◆ **GOAL**
Wherever the string "this" appears, copy the whole line.

:: DATA EXCERPTS

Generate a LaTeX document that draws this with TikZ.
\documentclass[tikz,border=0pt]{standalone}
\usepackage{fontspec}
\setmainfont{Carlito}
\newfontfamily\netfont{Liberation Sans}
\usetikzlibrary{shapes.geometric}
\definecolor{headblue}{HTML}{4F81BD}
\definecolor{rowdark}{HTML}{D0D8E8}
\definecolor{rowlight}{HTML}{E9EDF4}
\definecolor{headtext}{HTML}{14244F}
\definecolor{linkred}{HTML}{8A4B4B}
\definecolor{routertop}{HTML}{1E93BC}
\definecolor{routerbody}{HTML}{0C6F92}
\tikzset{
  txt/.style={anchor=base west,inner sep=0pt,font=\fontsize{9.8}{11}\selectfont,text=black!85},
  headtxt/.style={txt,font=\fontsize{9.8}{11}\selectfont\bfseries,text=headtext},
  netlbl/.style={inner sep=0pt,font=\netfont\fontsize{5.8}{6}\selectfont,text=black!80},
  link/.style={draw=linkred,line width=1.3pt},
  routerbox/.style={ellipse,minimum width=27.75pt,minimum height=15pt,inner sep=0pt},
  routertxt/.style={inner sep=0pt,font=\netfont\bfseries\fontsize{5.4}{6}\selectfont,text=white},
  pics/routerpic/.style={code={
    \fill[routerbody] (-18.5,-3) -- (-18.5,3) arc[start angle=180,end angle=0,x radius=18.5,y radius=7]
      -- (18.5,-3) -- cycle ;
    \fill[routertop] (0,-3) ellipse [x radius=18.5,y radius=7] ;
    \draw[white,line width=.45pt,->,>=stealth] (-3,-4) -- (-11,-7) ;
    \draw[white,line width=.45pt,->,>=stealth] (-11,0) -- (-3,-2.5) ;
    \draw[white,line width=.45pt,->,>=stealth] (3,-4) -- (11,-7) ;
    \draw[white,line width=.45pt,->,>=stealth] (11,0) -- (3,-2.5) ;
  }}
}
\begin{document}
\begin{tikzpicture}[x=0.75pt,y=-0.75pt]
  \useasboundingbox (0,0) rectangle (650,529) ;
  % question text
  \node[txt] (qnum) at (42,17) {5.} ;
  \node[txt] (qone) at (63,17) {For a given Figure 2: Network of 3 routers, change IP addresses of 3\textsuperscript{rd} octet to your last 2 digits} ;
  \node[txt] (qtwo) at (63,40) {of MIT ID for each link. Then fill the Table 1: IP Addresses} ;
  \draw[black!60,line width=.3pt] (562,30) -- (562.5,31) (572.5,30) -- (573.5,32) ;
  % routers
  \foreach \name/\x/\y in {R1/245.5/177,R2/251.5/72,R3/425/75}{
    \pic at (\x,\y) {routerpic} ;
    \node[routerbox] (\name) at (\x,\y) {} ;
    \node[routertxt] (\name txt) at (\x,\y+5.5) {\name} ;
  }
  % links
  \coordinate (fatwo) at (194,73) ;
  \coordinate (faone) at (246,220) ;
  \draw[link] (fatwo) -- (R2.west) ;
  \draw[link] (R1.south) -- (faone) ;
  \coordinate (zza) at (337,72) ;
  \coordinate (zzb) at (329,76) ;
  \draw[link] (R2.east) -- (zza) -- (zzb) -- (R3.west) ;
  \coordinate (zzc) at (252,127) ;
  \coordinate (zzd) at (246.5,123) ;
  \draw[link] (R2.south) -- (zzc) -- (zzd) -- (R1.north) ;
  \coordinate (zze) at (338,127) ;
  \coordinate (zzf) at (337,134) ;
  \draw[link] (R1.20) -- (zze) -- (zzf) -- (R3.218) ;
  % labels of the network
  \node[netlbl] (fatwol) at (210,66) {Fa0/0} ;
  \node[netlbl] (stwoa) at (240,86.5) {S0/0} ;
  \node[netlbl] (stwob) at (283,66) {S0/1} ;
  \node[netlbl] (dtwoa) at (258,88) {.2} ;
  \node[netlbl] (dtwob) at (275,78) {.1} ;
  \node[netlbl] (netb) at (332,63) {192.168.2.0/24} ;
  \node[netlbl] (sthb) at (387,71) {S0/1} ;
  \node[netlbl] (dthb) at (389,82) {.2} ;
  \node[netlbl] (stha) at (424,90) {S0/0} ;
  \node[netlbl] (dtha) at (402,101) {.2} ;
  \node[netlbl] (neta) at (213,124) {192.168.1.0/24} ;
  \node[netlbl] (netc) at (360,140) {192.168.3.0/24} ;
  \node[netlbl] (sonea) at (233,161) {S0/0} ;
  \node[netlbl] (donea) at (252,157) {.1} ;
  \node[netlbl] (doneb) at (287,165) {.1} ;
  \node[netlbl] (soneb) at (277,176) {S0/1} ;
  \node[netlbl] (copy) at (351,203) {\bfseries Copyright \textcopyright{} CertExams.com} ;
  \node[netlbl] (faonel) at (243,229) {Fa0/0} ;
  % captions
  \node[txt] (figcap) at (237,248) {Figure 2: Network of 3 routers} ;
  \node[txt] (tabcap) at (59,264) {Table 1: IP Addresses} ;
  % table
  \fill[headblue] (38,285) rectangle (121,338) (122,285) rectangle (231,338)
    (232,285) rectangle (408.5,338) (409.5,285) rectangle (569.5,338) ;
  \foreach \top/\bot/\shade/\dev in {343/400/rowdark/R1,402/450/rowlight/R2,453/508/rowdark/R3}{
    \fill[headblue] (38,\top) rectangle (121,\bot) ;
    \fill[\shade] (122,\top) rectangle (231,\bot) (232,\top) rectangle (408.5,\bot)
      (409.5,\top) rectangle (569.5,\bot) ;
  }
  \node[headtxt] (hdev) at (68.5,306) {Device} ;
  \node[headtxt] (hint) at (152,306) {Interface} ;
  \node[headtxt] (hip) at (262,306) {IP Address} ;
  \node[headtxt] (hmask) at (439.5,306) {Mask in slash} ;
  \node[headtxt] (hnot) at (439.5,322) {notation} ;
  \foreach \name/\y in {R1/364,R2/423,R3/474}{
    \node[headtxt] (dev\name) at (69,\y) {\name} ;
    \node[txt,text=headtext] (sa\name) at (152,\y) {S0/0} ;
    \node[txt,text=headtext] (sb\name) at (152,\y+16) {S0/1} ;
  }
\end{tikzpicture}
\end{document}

::::
:: DATA EXCERPTS

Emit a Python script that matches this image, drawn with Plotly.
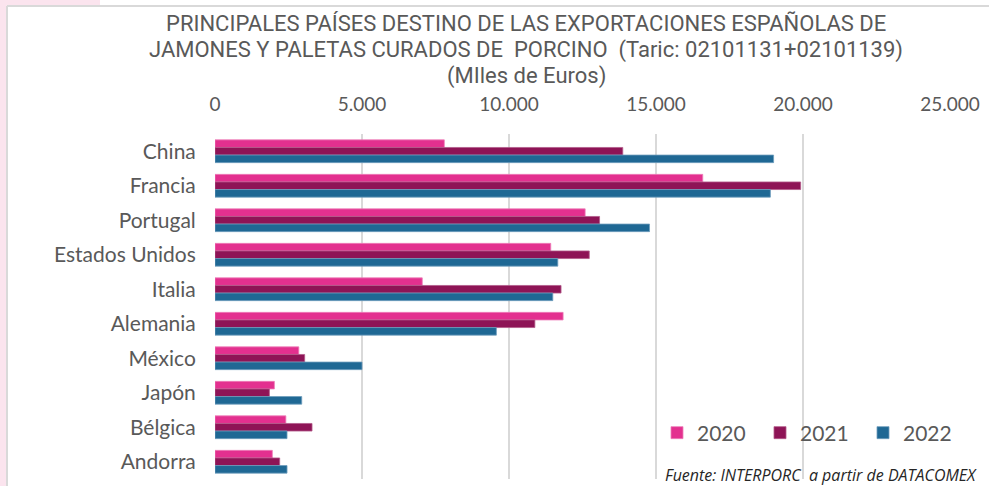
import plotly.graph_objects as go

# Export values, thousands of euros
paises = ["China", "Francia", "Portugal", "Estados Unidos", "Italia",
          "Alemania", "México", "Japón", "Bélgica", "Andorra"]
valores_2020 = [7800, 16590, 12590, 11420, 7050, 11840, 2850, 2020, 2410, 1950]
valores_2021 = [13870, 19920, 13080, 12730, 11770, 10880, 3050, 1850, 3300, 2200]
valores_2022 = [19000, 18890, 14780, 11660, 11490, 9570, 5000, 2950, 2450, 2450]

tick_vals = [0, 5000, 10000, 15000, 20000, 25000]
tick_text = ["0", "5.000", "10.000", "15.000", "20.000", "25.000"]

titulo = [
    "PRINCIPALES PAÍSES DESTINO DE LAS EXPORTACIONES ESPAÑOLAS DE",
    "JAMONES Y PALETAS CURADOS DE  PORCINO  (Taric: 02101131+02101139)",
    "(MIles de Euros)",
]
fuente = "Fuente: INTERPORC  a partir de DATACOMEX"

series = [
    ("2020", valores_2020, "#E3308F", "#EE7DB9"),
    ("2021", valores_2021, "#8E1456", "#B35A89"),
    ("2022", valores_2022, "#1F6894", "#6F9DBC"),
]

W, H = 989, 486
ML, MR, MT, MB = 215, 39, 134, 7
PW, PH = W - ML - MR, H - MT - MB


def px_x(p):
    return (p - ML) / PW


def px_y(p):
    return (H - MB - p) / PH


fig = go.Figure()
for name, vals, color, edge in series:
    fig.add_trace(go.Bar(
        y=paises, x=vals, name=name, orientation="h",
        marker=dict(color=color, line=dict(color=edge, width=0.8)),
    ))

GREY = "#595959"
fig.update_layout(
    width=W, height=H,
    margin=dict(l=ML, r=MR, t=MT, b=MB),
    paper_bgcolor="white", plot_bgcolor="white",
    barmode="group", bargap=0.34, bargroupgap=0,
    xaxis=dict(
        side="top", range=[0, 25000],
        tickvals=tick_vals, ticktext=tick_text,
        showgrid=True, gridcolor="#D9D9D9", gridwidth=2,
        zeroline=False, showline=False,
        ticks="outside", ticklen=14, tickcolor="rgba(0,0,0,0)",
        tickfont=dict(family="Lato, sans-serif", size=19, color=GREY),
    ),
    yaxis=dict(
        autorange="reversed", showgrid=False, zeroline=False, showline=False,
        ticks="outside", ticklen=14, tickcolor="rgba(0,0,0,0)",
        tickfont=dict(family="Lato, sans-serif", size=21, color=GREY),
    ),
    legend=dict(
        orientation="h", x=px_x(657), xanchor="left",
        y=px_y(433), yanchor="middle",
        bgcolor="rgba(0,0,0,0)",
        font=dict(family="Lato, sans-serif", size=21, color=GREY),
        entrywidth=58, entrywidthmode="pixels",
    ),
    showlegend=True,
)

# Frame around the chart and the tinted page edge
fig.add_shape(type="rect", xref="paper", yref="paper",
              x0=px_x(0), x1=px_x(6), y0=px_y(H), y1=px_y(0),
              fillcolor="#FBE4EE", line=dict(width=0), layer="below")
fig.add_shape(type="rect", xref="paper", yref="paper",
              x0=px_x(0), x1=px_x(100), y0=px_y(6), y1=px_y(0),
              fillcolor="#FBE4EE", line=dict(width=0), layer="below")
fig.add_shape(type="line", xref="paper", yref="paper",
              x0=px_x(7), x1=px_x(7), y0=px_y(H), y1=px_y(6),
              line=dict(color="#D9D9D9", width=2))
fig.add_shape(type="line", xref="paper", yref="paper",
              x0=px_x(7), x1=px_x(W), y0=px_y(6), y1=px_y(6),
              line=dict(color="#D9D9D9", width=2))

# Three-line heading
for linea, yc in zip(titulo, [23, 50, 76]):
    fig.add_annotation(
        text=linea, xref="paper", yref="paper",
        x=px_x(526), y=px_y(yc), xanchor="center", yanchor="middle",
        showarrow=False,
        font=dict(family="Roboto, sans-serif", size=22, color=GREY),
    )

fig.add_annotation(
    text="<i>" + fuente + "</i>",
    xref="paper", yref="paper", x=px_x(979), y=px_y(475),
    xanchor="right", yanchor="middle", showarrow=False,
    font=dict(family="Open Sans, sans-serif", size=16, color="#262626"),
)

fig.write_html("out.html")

::::

◆ **TASK ANSWER**
Generate a LaTeX document that draws this with TikZ.
Emit a Python script that matches this image, drawn with Plotly.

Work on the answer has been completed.